Collapse of Mayan civilization likely due to drought, samples from Belize’s Blue Hole reveal

Belize-Blue-Hole

Belize’s famed “Blue Hole” is a magnet for scuba divers and tourists, but it also may now be providing some answers regarding the demise of the Mayan civilization.

The Blue Hole is an underwater cave which lies at the center of an atoll roughly 40 miles from the Belize shoreline. It’s a breathtakingly beautiful natural formation, but scientists have recently found that it also contains evidence supporting the theory that a prolonged drought period brought on the collapse of the Mayan culture.

By drilling into the sediment layers of the Blue Hole and a nearby reef, a team of scientists have gathered core samples which suggest that there was a several-century drying period which occurred at the same time that the Mayans abandoned their cities — roughly 800 A.D. to 1100 A.D.

The team of Rice University scientists analyzed the core samples and found evidence that during that three-century period — particularly from 800 to 900 A.D., and then again from 1000 to 1100 A.D. — there was little precipitation due to a lack of tropical cyclone activity which normally brings moisture to the region.

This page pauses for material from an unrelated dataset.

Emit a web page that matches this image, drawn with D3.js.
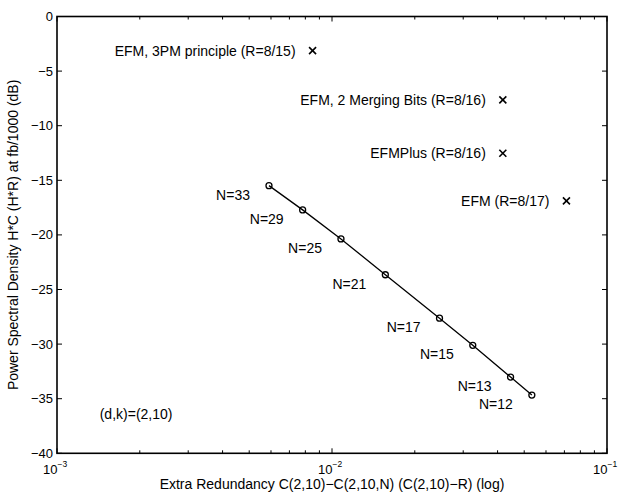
<!DOCTYPE html>
<html>
<head>
<meta charset="utf-8">
<script src="https://cdn.jsdelivr.net/npm/d3@7"></script>
<style>
  html, body { margin: 0; padding: 0; background: #fff; }
  svg { display: block; }
  text { font-family: "Liberation Sans", Arial, sans-serif; fill: #000; }
</style>
</head>
<body>
<svg id="chart" width="618" height="494"></svg>
<script>
// ---- data ----
const codeLabels = ["N=33", "N=29", "N=25", "N=21", "N=17", "N=15", "N=13", "N=12"];
const codeRedundancy = [0.0059, 0.00782, 0.01078, 0.01563, 0.0246, 0.0325, 0.0446, 0.0533];
const codePsd = [-15.49, -17.71, -20.37, -23.65, -27.63, -30.11, -33.02, -34.67];

const refNames = ["EFM, 3PM principle (R=8/15)", "EFM, 2 Merging Bits (R=8/16)", "EFMPlus (R=8/16)", "EFM (R=8/17)"];
const refRedundancy = [0.0085, 0.0418, 0.0418, 0.0712];
const refPsd = [-3.13, -7.63, -12.52, -16.89];

const xTickValues = [1e-3, 1e-2, 1e-1];
const xTickExponents = ["\u22123", "\u22122", "\u22121"];
const yTickValues = [0, -5, -10, -15, -20, -25, -30, -35, -40];
const yTickLabels = ["0", "\u22125", "\u221210", "\u221215", "\u221220", "\u221225", "\u221230", "\u221235", "\u221240"];

const xLabel = "Extra Redundancy C(2,10)\u2212C(2,10,N)  (C(2,10)\u2212R)  (log)";
const yLabel = "Power Spectral Density H*C  (H*R) at fb/1000  (dB)";
const note = "(d,k)=(2,10)";

// ---- layout ----
const W = 618, H = 494;
const m = { left: 57, right: 11, top: 16.5, bottom: 40.7 };
const pw = W - m.left - m.right, ph = H - m.top - m.bottom;

const svg = d3.select("#chart");
const g = svg.append("g").attr("transform", `translate(${m.left},${m.top})`);

const x = d3.scaleLog().domain([1e-3, 1e-1]).range([0, pw]);
const y = d3.scaleLinear().domain([-40, 0]).range([ph, 0]);

// minor ticks for log axis
const minor = [];
[1e-3, 1e-2].forEach(d => { for (let k = 2; k <= 9; k++) minor.push(k * d); });

const tickLen = 5, minorLen = 3;
const axisG = g.append("g").attr("stroke", "#000").attr("stroke-width", 1);

// x major + minor ticks (bottom & top, inward)
xTickValues.forEach(v => {
  const px = x(v);
  axisG.append("line").attr("x1", px).attr("x2", px).attr("y1", ph).attr("y2", ph - tickLen);
  axisG.append("line").attr("x1", px).attr("x2", px).attr("y1", 0).attr("y2", tickLen);
});
minor.forEach(v => {
  const px = x(v);
  axisG.append("line").attr("x1", px).attr("x2", px).attr("y1", ph).attr("y2", ph - minorLen);
  axisG.append("line").attr("x1", px).attr("x2", px).attr("y1", 0).attr("y2", minorLen);
});
// y ticks (left & right, inward)
yTickValues.forEach(v => {
  const py = y(v);
  axisG.append("line").attr("x1", 0).attr("x2", tickLen).attr("y1", py).attr("y2", py);
  axisG.append("line").attr("x1", pw).attr("x2", pw - tickLen).attr("y1", py).attr("y2", py);
});

// box
g.append("rect").attr("x", 0).attr("y", 0).attr("width", pw).attr("height", ph)
  .attr("fill", "none").attr("stroke", "#000").attr("stroke-width", 1.6);

// y tick labels
g.append("g").selectAll("text").data(yTickValues).join("text")
  .attr("x", -4).attr("y", d => y(d)).attr("dy", "0.35em")
  .attr("text-anchor", "end").attr("font-size", 13)
  .text((d, i) => yTickLabels[i]);

// x tick labels: 10^e
const xl = g.append("g").selectAll("text").data(xTickValues).join("text")
  .attr("x", d => x(d) - 14).attr("y", ph + 21)
  .attr("text-anchor", "start").attr("font-size", 13);
xl.append("tspan").text("10");
xl.append("tspan").attr("font-size", 8.5).attr("dy", -7).text((d, i) => xTickExponents[i]);

// axis titles
g.append("text").attr("x", pw / 2).attr("y", ph + 36).attr("text-anchor", "middle")
  .attr("font-size", 14).text(xLabel);
g.append("text").attr("transform", `translate(${-39},${ph / 2}) rotate(-90)`)
  .attr("text-anchor", "middle").attr("font-size", 14).text(yLabel);

// code line with circles
const pts = codeRedundancy.map((r, i) => ({ r, p: codePsd[i], label: codeLabels[i] }));
g.append("path").datum(pts)
  .attr("d", d3.line().x(d => x(d.r)).y(d => y(d.p)))
  .attr("fill", "none").attr("stroke", "#000").attr("stroke-width", 1.3);
g.append("g").selectAll("circle").data(pts).join("circle")
  .attr("cx", d => x(d.r)).attr("cy", d => y(d.p)).attr("r", 3)
  .attr("fill", "none").attr("stroke", "#000").attr("stroke-width", 1.3);
g.append("g").selectAll("text").data(pts).join("text")
  .attr("x", d => x(d.r) - 19).attr("y", d => y(d.p) + 9).attr("dy", "0.35em")
  .attr("text-anchor", "end").attr("font-size", 14).text(d => d.label);

// reference codes: crosses
const refs = refRedundancy.map((r, i) => ({ r, p: refPsd[i], name: refNames[i] }));
const cs = 3.5;
const cg = g.append("g").selectAll("g").data(refs).join("g")
  .attr("transform", d => `translate(${x(d.r)},${y(d.p)})`);
cg.append("line").attr("x1", -cs).attr("y1", -cs).attr("x2", cs).attr("y2", cs)
  .attr("stroke", "#000").attr("stroke-width", 1.6);
cg.append("line").attr("x1", -cs).attr("y1", cs).attr("x2", cs).attr("y2", -cs)
  .attr("stroke", "#000").attr("stroke-width", 1.6);
g.append("g").selectAll("text").data(refs).join("text")
  .attr("x", d => x(d.r) - 17).attr("y", d => y(d.p)).attr("dy", "0.35em")
  .attr("text-anchor", "end").attr("font-size", 14).text(d => d.name);

// annotation
g.append("text").attr("x", x(0.00143)).attr("y", y(-36.4)).attr("dy", "0.35em")
  .attr("font-size", 14).text(note);
</script>
</body>
</html>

When the team measured the layers of silt in the samples, they were able to determine which years the region received little rainfall, based on the amount of minerals that were washed into the atoll each rainy season.

The theory that drought was the driving factor behind the fall of the Mayans has gained support in recent years, partly due to similar evidence found in the stalactites of a cave in southern Belize, but these new findings appear to prove that the drought was not limited to the area where the cave was located.

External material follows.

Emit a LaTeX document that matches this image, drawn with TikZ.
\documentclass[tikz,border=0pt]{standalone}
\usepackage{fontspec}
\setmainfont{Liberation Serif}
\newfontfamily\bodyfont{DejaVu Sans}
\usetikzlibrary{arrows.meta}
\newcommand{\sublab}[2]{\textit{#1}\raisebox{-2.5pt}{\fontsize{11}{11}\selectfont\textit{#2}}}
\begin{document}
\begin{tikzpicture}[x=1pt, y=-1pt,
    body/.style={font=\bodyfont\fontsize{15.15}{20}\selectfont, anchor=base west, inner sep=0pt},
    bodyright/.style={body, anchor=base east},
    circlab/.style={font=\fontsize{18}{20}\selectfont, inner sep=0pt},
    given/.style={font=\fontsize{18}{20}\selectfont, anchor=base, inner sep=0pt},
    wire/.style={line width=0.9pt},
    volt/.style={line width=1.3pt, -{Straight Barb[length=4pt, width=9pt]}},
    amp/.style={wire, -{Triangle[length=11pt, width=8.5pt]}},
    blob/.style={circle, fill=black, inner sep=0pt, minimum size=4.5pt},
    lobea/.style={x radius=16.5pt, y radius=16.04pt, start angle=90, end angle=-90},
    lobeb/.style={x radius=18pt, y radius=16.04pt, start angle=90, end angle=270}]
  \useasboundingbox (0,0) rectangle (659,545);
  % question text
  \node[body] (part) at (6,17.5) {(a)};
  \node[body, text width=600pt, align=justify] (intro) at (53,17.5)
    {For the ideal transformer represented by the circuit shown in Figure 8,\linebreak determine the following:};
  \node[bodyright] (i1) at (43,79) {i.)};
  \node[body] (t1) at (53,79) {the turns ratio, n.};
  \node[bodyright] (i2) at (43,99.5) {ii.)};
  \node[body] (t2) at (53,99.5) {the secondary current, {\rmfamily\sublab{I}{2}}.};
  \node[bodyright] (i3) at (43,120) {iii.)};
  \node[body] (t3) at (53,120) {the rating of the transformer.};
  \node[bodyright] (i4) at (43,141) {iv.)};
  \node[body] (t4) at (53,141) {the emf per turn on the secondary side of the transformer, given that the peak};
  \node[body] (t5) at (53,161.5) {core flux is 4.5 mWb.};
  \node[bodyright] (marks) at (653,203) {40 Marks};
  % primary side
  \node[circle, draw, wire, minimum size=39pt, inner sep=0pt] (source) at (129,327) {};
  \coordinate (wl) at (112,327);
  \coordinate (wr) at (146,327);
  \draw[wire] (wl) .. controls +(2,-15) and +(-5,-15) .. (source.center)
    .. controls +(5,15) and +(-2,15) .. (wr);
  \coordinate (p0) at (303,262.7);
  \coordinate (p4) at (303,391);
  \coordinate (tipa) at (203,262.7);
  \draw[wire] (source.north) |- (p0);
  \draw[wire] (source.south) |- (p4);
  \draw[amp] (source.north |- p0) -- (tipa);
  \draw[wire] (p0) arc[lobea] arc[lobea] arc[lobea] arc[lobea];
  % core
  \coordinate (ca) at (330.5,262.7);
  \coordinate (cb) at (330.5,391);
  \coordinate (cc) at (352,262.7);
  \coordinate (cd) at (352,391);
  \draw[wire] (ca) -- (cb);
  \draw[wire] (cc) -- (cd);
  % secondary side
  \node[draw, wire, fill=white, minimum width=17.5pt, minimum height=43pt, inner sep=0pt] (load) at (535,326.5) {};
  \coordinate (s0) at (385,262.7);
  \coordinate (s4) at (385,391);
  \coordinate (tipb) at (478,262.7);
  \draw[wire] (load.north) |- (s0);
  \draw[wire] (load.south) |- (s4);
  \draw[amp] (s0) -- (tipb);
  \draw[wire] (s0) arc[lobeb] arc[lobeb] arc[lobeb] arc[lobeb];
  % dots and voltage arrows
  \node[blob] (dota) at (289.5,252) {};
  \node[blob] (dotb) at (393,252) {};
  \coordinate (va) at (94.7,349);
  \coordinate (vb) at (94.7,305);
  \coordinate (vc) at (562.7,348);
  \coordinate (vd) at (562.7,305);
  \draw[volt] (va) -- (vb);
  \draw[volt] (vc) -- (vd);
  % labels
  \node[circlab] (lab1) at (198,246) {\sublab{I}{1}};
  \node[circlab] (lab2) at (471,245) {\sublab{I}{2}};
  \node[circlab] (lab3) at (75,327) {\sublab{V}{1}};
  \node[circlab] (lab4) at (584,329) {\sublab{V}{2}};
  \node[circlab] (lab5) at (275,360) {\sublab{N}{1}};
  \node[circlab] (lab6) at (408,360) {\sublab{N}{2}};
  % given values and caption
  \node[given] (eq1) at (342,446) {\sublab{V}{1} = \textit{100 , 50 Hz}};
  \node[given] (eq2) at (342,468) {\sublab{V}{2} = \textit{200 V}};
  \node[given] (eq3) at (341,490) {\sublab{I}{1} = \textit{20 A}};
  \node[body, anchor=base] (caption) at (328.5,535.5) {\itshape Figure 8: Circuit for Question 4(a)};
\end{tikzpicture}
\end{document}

From the 3rd to 7th century A.D., the Mayans created a highly advanced civilization in the Yucatan peninsula, building the familiar pyramids and developing an understanding of astronomy that still astounds researchers to this day. The Mayans also were responsible for creating a hieroglyphic writing system and the now-infamous calendar which was believed by some to have predicted the end of civilization in 2012.

Although our own civilization survived past 2012, the Mayan culture began to fall apart around the period when the droughts began. As Dr. Andre Droxler, an earth scientist at Rice and one of the co-authors of the study put it: “When you have major droughts, you start to get famines and unrest.”

During the drought periods, the Mayan culture began to descend into warfare and chaos, briefly re-emerging after the first period and disappearing altogether after the second.

Even though the end of the Mayan calendar did not lead to the immediate demise of our own civilization, as some feared, there still may be an important warning contained in the results of the recent findings.

Regardless of how advanced our modern culture may seem, we are still as dependent on water as ever to survive. And water supplies are dwindling worldwide, partly due to severe droughts — such as the one currently plaguing California — but also due to overuse of water resources and pollution.

In Brazil, for example, which has more water resources than any other place on the planet, there is a serious dispute between the country’s two largest cities — Rio de Janeiro and Sao Paulo — over the rights to a water source that is situated between them.

And historically speaking, it’s not just the Mayan culture which collapsed over a lack of water resources — it is also theorized that droughts led to the demise of the Assyrian civilization during the 7th century B.C.

As water becomes more scarce, we can expect to see more disputes and unrest throughout the modern world, and if we don’t pay attention to the history lessons from the Mayans and others, we too may face a serious threat to our very existence within a relatively short amount of time.